The End of the F***ing World: Series 1 Reviews
This is going to sound like a messed up and twisted concept just by this simple description, but if you're willing to go along for the ride, then here it is. Following young James as his life has consisted of terrible parenting and the needs to murder animals, he has outgrown his past and sets out on an adventure with newfound "friend" Alyssa, who both have the idea of running away from home. Determined to make a life for herself, Alyssa begins to fall in love with James and they make the decision to become robbers in order to get by. What Alyssa doesn't know is that James has the dream of murdering someone and that she may just be the perfect victim for him. This makes for a very unsettling viewing experience, but don't worry, these characters do evolve and the show isn't quite as bleak as the premise itself.
Yes, this is an extremely dark show that many viewers will find more than offensive, but the unique premise of the show alone is something that I really have seen played out on-screen before. This eight-part first season was engaging from start to finish for me. Admittedly, I was turned off by certain story elements and despised the main characters for the majority of the season, but if you're a viewer who can leap over the boundaries of hatred and find a way to love to hate these characters, just to find enough curiosity as to how their stories will end, then I feel that you'll love this show as much as I did.
Charlie Covell, Jonathan Entwistle, and Charles S. Forsman all have their turn in penning these episodes, and while their body of work isn't all that large, I can't wait to see what they write next. These characters are wonderfully written, even when it comes to the secondary characters when they pass by a gas station (which was a huge highlight of the show for me), are walking through the woods, or just simply sitting and talking awkwardly, I believed these characters were real, which also felt creepy at times.

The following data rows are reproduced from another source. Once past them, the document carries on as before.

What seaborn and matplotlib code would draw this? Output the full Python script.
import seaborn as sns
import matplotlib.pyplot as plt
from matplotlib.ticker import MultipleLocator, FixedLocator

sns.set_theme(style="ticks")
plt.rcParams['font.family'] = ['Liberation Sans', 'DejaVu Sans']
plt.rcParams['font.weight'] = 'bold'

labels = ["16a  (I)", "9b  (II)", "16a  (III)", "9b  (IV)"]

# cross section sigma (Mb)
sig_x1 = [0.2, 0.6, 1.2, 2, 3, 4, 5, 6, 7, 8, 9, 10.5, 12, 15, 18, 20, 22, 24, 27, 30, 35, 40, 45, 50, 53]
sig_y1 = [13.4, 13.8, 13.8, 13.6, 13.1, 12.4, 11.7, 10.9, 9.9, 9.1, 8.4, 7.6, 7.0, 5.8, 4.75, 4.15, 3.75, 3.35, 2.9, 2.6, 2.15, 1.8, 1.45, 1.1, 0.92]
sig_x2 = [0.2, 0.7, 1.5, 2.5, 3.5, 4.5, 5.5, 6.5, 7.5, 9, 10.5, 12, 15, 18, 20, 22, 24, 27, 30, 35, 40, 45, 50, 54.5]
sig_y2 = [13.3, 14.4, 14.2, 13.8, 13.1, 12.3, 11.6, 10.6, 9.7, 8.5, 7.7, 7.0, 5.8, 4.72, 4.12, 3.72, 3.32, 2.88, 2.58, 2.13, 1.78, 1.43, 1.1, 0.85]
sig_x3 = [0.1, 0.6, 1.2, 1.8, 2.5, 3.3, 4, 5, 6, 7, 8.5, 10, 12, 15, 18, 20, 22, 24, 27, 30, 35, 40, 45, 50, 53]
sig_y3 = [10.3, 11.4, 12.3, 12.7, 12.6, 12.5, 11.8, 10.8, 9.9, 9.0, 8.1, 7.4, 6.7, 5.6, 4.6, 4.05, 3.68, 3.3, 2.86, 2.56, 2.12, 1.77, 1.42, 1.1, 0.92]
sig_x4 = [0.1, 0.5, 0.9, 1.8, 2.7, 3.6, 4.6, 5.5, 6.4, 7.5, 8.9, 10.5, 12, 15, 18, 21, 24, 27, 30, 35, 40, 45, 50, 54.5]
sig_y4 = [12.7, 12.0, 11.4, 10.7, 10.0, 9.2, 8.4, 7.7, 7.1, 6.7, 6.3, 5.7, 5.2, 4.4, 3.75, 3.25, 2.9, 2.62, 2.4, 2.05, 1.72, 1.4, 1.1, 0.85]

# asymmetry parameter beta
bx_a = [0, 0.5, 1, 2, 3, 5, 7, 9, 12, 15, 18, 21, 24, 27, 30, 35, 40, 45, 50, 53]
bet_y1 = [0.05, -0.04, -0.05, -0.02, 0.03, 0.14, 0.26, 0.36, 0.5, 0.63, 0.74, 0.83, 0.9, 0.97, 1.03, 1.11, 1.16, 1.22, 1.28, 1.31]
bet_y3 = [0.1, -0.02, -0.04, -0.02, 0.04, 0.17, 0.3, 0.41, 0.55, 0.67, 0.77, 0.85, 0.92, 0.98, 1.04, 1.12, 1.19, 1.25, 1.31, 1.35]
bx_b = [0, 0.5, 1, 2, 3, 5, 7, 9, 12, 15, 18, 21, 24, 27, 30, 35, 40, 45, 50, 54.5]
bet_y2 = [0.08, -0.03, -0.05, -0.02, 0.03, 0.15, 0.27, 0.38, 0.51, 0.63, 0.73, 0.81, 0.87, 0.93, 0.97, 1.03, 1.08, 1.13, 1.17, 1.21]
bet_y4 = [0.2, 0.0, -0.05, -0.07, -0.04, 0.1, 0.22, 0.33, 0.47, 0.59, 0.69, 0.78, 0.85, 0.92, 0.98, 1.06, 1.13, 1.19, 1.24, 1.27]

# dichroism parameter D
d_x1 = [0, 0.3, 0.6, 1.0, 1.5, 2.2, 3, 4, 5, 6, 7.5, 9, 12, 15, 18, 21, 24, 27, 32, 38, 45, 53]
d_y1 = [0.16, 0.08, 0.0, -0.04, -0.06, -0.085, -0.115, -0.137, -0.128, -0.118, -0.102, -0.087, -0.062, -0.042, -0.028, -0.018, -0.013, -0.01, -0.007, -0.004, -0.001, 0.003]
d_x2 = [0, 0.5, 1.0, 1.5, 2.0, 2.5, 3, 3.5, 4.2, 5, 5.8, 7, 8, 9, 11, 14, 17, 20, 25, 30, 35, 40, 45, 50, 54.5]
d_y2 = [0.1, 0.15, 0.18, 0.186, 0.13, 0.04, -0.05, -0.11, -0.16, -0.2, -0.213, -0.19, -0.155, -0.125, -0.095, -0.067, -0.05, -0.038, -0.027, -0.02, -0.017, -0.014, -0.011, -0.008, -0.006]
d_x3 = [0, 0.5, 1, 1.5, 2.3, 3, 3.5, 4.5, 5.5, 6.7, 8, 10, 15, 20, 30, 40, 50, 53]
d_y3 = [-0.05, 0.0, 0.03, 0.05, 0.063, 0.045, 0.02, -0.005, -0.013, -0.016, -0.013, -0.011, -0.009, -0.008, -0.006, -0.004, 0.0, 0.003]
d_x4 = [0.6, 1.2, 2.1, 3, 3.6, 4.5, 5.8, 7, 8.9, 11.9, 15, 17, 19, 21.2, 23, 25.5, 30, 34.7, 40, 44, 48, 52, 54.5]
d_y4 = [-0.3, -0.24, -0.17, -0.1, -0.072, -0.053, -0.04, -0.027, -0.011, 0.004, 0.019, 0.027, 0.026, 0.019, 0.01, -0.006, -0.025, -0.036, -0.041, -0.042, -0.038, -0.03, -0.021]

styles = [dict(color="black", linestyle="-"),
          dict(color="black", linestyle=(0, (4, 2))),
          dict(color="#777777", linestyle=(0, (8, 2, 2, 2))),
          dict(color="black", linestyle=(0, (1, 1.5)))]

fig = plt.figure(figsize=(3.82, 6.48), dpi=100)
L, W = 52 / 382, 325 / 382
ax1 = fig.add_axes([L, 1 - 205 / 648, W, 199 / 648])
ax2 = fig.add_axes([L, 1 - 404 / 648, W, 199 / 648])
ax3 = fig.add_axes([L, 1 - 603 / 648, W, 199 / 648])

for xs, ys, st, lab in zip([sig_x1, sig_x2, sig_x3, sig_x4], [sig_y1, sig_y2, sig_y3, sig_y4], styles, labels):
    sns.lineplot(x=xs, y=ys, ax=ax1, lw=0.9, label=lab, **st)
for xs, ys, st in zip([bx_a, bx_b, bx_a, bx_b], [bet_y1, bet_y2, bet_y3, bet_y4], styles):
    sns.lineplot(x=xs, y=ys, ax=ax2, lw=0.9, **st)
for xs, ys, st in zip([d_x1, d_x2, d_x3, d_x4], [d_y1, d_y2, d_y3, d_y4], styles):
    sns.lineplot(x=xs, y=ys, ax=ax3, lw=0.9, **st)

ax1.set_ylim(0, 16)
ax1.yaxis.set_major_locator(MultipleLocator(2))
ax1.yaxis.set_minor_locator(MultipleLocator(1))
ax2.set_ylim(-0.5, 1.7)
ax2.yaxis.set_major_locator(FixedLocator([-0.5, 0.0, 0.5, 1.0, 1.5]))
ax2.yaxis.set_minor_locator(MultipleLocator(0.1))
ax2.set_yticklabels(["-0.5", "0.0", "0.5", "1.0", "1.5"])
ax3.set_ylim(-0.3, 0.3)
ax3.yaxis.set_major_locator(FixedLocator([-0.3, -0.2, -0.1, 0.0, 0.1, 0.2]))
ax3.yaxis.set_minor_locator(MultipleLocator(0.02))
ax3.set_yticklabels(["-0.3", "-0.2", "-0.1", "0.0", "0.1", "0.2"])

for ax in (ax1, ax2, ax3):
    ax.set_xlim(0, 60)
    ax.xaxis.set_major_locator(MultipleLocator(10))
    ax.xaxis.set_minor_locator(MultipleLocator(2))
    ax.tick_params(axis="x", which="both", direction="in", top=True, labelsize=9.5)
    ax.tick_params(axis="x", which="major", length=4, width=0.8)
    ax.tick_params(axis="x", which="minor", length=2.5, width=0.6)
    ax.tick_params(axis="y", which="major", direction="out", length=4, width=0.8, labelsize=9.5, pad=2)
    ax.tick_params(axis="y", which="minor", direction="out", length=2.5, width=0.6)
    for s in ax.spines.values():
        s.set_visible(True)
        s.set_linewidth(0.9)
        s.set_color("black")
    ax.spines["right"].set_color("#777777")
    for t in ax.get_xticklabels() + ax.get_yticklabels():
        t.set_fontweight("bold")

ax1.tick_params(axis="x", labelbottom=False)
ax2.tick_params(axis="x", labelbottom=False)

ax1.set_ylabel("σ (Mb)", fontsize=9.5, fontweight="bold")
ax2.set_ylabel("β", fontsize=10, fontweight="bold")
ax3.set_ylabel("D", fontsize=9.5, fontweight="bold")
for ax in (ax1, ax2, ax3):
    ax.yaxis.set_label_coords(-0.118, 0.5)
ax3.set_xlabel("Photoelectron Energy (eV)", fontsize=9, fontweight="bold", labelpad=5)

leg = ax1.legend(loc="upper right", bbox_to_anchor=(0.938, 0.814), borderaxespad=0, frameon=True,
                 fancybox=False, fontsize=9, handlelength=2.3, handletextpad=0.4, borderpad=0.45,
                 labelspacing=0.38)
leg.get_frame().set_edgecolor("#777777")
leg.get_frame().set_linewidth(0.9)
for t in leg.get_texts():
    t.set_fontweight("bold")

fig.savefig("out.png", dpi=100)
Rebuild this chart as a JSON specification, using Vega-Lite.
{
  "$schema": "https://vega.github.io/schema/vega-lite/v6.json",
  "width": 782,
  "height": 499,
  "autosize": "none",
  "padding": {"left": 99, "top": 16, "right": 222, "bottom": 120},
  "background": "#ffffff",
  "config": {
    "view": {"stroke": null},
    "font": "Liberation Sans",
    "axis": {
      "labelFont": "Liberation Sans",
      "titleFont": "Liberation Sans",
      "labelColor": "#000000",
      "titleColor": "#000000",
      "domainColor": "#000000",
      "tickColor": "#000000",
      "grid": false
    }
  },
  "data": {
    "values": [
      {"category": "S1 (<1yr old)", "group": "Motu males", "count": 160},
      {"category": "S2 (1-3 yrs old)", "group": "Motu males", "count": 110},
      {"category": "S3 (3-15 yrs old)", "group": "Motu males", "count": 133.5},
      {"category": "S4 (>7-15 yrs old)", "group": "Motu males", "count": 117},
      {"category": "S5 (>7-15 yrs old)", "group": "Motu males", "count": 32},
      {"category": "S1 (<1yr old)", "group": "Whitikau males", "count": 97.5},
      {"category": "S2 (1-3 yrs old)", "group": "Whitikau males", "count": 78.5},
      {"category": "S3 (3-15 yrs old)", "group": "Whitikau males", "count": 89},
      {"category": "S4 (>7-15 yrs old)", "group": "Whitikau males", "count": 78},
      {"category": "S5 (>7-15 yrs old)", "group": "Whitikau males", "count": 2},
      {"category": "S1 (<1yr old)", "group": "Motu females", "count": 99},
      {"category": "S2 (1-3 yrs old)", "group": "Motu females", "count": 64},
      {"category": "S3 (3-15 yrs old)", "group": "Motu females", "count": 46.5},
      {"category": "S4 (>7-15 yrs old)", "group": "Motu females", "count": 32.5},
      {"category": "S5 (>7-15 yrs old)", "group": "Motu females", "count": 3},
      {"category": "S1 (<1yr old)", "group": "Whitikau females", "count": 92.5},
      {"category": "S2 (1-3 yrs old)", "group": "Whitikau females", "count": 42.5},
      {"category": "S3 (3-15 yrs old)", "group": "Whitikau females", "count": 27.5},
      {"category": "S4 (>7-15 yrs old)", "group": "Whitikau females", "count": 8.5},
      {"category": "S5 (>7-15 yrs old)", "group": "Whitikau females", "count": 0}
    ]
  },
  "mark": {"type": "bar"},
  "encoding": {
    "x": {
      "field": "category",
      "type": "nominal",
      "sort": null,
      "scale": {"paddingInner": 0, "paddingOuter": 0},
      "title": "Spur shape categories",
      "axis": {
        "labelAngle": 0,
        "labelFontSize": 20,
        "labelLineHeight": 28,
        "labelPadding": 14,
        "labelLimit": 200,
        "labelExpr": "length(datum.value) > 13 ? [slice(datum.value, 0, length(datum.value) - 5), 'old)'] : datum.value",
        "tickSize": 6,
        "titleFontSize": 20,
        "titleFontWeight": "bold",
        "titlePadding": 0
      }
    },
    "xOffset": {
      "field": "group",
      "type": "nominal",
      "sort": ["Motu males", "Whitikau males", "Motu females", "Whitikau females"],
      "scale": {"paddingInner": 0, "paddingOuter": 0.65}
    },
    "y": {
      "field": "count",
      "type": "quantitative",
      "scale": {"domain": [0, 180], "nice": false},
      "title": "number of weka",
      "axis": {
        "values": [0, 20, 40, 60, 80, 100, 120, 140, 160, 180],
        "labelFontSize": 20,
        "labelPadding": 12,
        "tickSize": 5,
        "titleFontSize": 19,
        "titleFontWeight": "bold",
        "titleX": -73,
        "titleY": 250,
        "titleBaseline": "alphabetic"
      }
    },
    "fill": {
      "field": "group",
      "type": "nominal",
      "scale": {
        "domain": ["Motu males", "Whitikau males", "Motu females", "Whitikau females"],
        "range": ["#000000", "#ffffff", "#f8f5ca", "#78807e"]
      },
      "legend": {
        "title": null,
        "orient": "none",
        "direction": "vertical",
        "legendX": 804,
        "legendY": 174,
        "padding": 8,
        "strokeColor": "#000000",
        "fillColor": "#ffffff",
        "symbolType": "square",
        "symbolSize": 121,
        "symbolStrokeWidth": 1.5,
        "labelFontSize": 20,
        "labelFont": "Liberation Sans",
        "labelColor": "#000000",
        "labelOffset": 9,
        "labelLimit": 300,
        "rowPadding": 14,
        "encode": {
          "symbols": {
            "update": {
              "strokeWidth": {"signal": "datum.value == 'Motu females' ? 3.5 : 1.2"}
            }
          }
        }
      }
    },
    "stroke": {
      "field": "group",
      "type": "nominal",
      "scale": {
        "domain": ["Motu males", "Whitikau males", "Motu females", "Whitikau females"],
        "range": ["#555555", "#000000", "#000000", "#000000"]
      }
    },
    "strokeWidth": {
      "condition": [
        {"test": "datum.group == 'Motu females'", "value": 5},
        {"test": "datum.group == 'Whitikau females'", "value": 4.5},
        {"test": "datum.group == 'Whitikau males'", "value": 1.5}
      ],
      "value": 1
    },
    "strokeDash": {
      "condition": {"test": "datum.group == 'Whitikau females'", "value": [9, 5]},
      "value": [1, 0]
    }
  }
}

Alex Lawther is perfectly cast as James, a teenager who just may be a psychotic murder that you're supposed to care about. I was creeped out by this character from frame one of this series and I can't wait to see where this show takes him next. Jessica Barden plays an excellent companion to the character of James and watching the two of them interact is truly what made this show breeze by. At a mere eight episodes, there's so much room to expand.
In the end, the first season of The End of the F***ing World asks you to love despicable characters, go along with the fact that the central character wishes to eventually murder someone, and asks you to be okay with certain scenarios that would be all over the news in today's day and age. Personally, once I looked past all of these elements, I was able to conclude that this show is brilliant for what it tries to accomplish. I both hated and loved this show at the same time, which I feel is a testament to how effective it was upon first viewing. To those with a very, very open mind, I recommend checking out the first season of The End of the F***ing World, now streaming on Netflix.